After the combustion test is complete, follow these steps to safely shut down and secure the equipment.

Remove the Probe and Purge the Analyzer

Remove the probe from the flue and run the analyzer in fresh air for at least 30 seconds to purge any residual combustion gases or refrigerant from the sampling line. This prevents internal corrosion and reduces the risk of a flammable mixture remaining in the analyzer.

Document the Test Results

Record the combustion readings (O2, CO2, CO, stack temperature, and efficiency) along with the ambient temperature and the refrigerant leak detector readings.
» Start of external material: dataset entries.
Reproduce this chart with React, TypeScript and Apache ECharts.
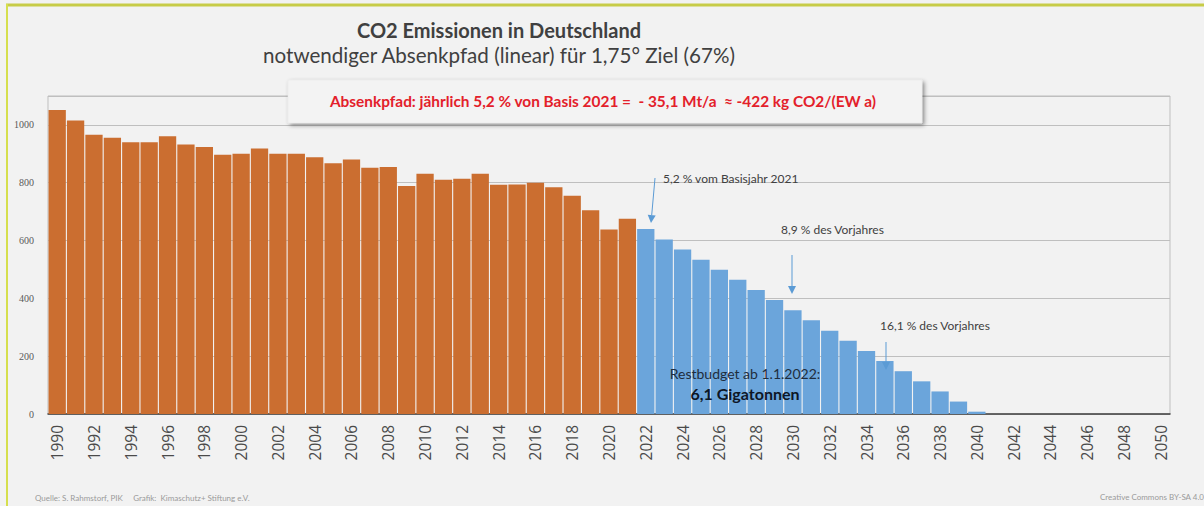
import { useEffect, useRef } from 'react';
import * as echarts from 'echarts';

const years = [
  '1990', '1991', '1992', '1993', '1994', '1995', '1996', '1997', '1998', '1999',
  '2000', '2001', '2002', '2003', '2004', '2005', '2006', '2007', '2008', '2009',
  '2010', '2011', '2012', '2013', '2014', '2015', '2016', '2017', '2018', '2019',
  '2020', '2021', '2022', '2023', '2024', '2025', '2026', '2027', '2028', '2029',
  '2030', '2031', '2032', '2033', '2034', '2035', '2036', '2037', '2038', '2039',
  '2040', '2041', '2042', '2043', '2044', '2045', '2046', '2047', '2048', '2049',
  '2050',
];

// Historical emissions 1990–2021 (Mt CO2)
const historical = [
  1052, 1015, 966, 956, 940, 940, 961, 932, 924, 897,
  900, 918, 900, 900, 888, 867, 880, 852, 854, 789,
  831, 810, 814, 831, 793, 794, 800, 784, 755, 705,
  638, 675,
];

// Required reduction path 2022–2050 (Mt CO2)
const pathway = [
  640, 604, 569, 534, 499, 464, 429, 394, 359, 324,
  288, 253, 218, 183, 148, 113, 78, 43, 8, 0,
  0, 0, 0, 0, 0, 0, 0, 0, 0,
];

const ORANGE = '#cb6e30';
const BLUE = '#6ba5db';
const FONT = 'Lato';

export default function App() {
  const ref = useRef<HTMLDivElement>(null);

  useEffect(() => {
    const chart = echarts.init(ref.current!, null, { renderer: 'svg' });
    const n = historical.length;
    const histData = years.map((_, i) => (i < n ? historical[i] : null));
    const pathData = years.map((_, i) => (i >= n ? pathway[i - n] : null));

    const arrow = (x1: number, y1: number, x2: number, y2: number) => {
      const dx = x2 - x1;
      const dy = y2 - y1;
      const len = Math.sqrt(dx * dx + dy * dy);
      const ux = dx / len;
      const uy = dy / len;
      const hl = 8;
      const hw = 4;
      const bx = x2 - ux * hl;
      const by = y2 - uy * hl;
      return [
        {
          type: 'line',
          shape: { x1, y1, x2: bx, y2: by },
          style: { stroke: '#5b9bd5', lineWidth: 1 },
          z: 100,
        },
        {
          type: 'polygon',
          shape: {
            points: [
              [x2, y2],
              [bx - uy * hw, by + ux * hw],
              [bx + uy * hw, by - ux * hw],
            ],
          },
          style: { fill: '#5b9bd5' },
          z: 100,
        },
      ];
    };

    const text = (
      t: string,
      x: number,
      y: number,
      size: number,
      color: string,
      weight: string = 'normal',
      align: string = 'left',
      family: string = FONT
    ) => ({
      type: 'text',
      x,
      y,
      z: 110,
      style: {
        text: t,
        fontSize: size,
        fontWeight: weight,
        fontFamily: family,
        fill: color,
        textAlign: align,
        textVerticalAlign: 'middle',
      },
    });

    chart.setOption({
      animation: false,
      backgroundColor: '#f2f2f2',
      grid: {
        left: 48,
        right: 34,
        top: 96,
        bottom: 92,
        show: true,
        borderColor: '#bfbfbf',
        borderWidth: 1,
        backgroundColor: 'transparent',
      },
      xAxis: {
        type: 'category',
        data: years,
        boundaryGap: true,
        axisLine: { lineStyle: { color: '#404040', width: 1.5 } },
        axisTick: {
          interval: 0,
          length: 5,
          lineStyle: { color: '#404040', width: 1.2 },
        },
        axisLabel: {
          interval: 1,
          rotate: 90,
          fontSize: 15.5,
          fontFamily: 'Open Sans',
          color: '#4a4a4a',
          margin: 11,
        },
      },
      yAxis: {
        type: 'value',
        min: 0,
        max: 1100,
        interval: 200,
        axisLine: { show: false },
        axisTick: { show: false },
        splitLine: { lineStyle: { color: '#bfbfbf', width: 1 } },
        axisLabel: {
          fontSize: 10,
          fontFamily: 'Liberation Serif',
          color: '#595959',
          margin: 14,
          formatter: (v: number) => (v > 1000 ? '' : String(v)),
        },
      },
      series: [
        {
          name: 'Emissionen',
          type: 'bar',
          data: histData,
          barCategoryGap: '6%',
          barGap: '-100%',
          itemStyle: { color: ORANGE },
        },
        {
          name: 'Absenkpfad',
          type: 'bar',
          data: pathData,
          barCategoryGap: '6%',
          barGap: '-100%',
          itemStyle: { color: BLUE },
        },
      ],
      graphic: [
        // frame
        {
          type: 'line',
          shape: { x1: 6, y1: 5, x2: 1204, y2: 5 },
          style: { stroke: '#c7cc48', lineWidth: 3 },
        },
        {
          type: 'line',
          shape: { x1: 7, y1: 4, x2: 7, y2: 506 },
          style: { stroke: '#d6df4e', lineWidth: 2 },
        },
        // titles
        text('CO2 Emissionen in Deutschland', 499, 30, 20, '#404040', 'bold', 'center'),
        text('notwendiger Absenkpfad (linear) für 1,75° Ziel (67%)', 499, 55, 20.6, '#404040', 'normal', 'center'),
        // box
        {
          type: 'rect',
          shape: { x: 288, y: 80, width: 634, height: 43 },
          style: {
            fill: '#f3f3f3',
            stroke: '#e6e6e6',
            lineWidth: 0.5,
            shadowBlur: 4,
            shadowOffsetX: 2,
            shadowOffsetY: 2,
            shadowColor: 'rgba(0,0,0,0.45)',
          },
          z: 90,
        },
        text(
          'Absenkpfad: jährlich 5,2 % von Basis 2021 =  - 35,1 Mt/a  ≈ -422 kg CO2/(EW a)',
          603,
          101,
          15.4,
          '#e3202a',
          'bold',
          'center'
        ),
        // annotations
        text('5,2 % vom Basisjahr 2021', 663, 178, 12, '#404040'),
        ...arrow(655, 178, 651, 223),
        text('8,9 % des Vorjahres', 781, 229, 12, '#404040'),
        ...arrow(792, 255, 792, 294),
        text('16,1 % des Vorjahres', 880, 325, 12, '#404040'),
        ...arrow(886, 342, 886, 370),
        text('Restbudget ab 1.1.2022:', 745, 373, 14, '#1f2d3d', 'normal', 'center'),
        text('6,1 Gigatonnen', 745, 393, 16, '#0d1626', 'bold', 'center'),
        // footer
        text('Quelle: S. Rahmstorf, PIK     Grafik:  Kimaschutz+ Stiftung e.V.', 35, 498, 8, '#9a9a9a'),
        text('Creative Commons BY-SA 4.0', 1204, 497, 8, '#9a9a9a', 'normal', 'right'),
      ],
    });

    return () => {
      chart.dispose();
    };
  }, []);

  return (
    <div
      ref={ref}
      style={{ position: 'fixed', left: 0, top: 0, width: 1204, height: 506 }}
    />
  );
}
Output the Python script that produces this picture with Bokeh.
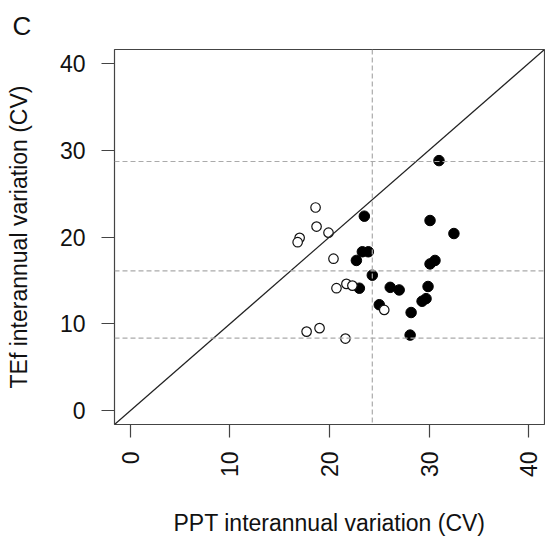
import math
from bokeh.plotting import figure
from bokeh.models import Range1d, Span, Slope, FixedTicker, Title
from bokeh.embed import file_html
from bokeh.resources import INLINE

# Open circles (group 1)
open_x = [18.6, 18.7, 19.9, 17.0, 16.8, 20.4, 21.7, 22.3, 20.7, 25.5, 17.7, 19.0, 21.6]
open_y = [23.4, 21.2, 20.5, 19.9, 19.4, 17.5, 14.6, 14.4, 14.1, 11.6, 9.1, 9.5, 8.3]

# Filled circles (group 2)
filled_x = [31.0, 23.5, 30.1, 32.5, 23.3, 23.9, 22.7, 30.6, 30.1, 24.3, 26.1, 27.0,
            23.0, 29.9, 25.0, 29.3, 29.7, 28.2, 28.1]
filled_y = [28.8, 22.4, 21.9, 20.4, 18.3, 18.3, 17.3, 17.3, 16.9, 15.6, 14.2, 13.9,
            14.1, 14.3, 12.2, 12.6, 12.9, 11.3, 8.7]

# Reference lines
hlines_y = [28.7, 16.1, 8.35]
vlines_x = [24.3]

ticks = [0, 10, 20, 30, 40]
axis_min, axis_max = 0, 40
pad = 0.04 * (axis_max - axis_min)

FONT = "Liberation Sans"

p = figure(width=545, height=539, output_backend="svg", toolbar_location=None,
           x_range=Range1d(axis_min - pad, axis_max + pad),
           y_range=Range1d(axis_min - pad, axis_max + pad),
           min_border_left=114, min_border_right=1, min_border_top=48,
           min_border_bottom=115)
p.background_fill_color = "white"
p.border_fill_color = "white"
p.outline_line_color = "#444444"
p.outline_line_width = 1.2
p.xgrid.visible = False
p.ygrid.visible = False

# Panel letter "C"
p.title = Title(text="C", align="left", offset=-102, standoff=17, text_font=FONT,
                text_font_size="26px", text_font_style="normal", text_color="#111111")

for ax, lab in ((p.xaxis[0], "PPT interannual variation (CV)"),
                (p.yaxis[0], "TEf interannual variation (CV)")):
    ax.ticker = FixedTicker(ticks=ticks)
    ax.axis_line_color = None
    ax.major_tick_out = 13
    ax.major_tick_in = 0
    ax.minor_tick_out = 0
    ax.minor_tick_in = 0
    ax.major_tick_line_color = "#444444"
    ax.major_tick_line_width = 1.2
    ax.major_label_text_font = FONT
    ax.major_label_text_font_size = "23px"
    ax.major_label_text_color = "#111111"
    ax.axis_label = lab
    ax.axis_label_text_font = FONT
    ax.axis_label_text_font_size = "23px"
    ax.axis_label_text_font_style = "normal"
    ax.axis_label_text_color = "#111111"

p.xaxis.major_label_orientation = math.pi / 2
p.xaxis.major_label_standoff = 14
p.xaxis.axis_label_standoff = 30
p.yaxis.major_label_standoff = 16
p.yaxis.axis_label_standoff = 25

# 1:1 line
p.add_layout(Slope(gradient=1, y_intercept=0, line_color="#222222", line_width=1.2))

for yv in hlines_y:
    p.add_layout(Span(location=yv, dimension="width", line_color="#aaaaaa",
                      line_dash="5 3", line_width=1.2))
for xv in vlines_x:
    p.add_layout(Span(location=xv, dimension="height", line_color="#aaaaaa",
                      line_dash="5 3", line_width=1.2))

p.scatter(filled_x, filled_y, size=10.5, fill_color="black", line_color="black",
          line_width=1)
p.scatter(open_x, open_y, size=9.5, fill_color="white", line_color="#111111",
          line_width=1.2)

open("out.html", "w").write(file_html(p, INLINE))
Note any anomalies, such as a sudden spike in CO or a drop in O2 that could not be explained by normal combustion. This documentation is critical for future service calls and for liability protection.

Secure the Equipment

Close the flue sampling port with a proper cap or plug. Ensure the equipment's gas valve is in the correct operating position. If the system was shut down for the test, restart it and verify that it operates through a full cycle without any alarms or error codes. Do not leave the site until the system has completed at least one complete heating or cooling cycle.

Practical Takeaway

Setting up a digital combustion analyzer for an A2L system is not a simple plug-and-play procedure. It requires a deliberate safety protocol that starts with area ventilation, refrigerant leak detection, and analyzer pre-checks, and continues through continuous monitoring during the test. The most critical rule is this: if the refrigerant leak detector alarms at any point, stop the test and do not proceed until the leak is found and repaired. By following the setup procedure outlined here, you protect yourself, your equipment, and the building occupants from the unique risks of A2L refrigerants. For further reference, consult the ASHRAE Guideline 36 and the EPA's SNAP program for the latest A2L handling requirements.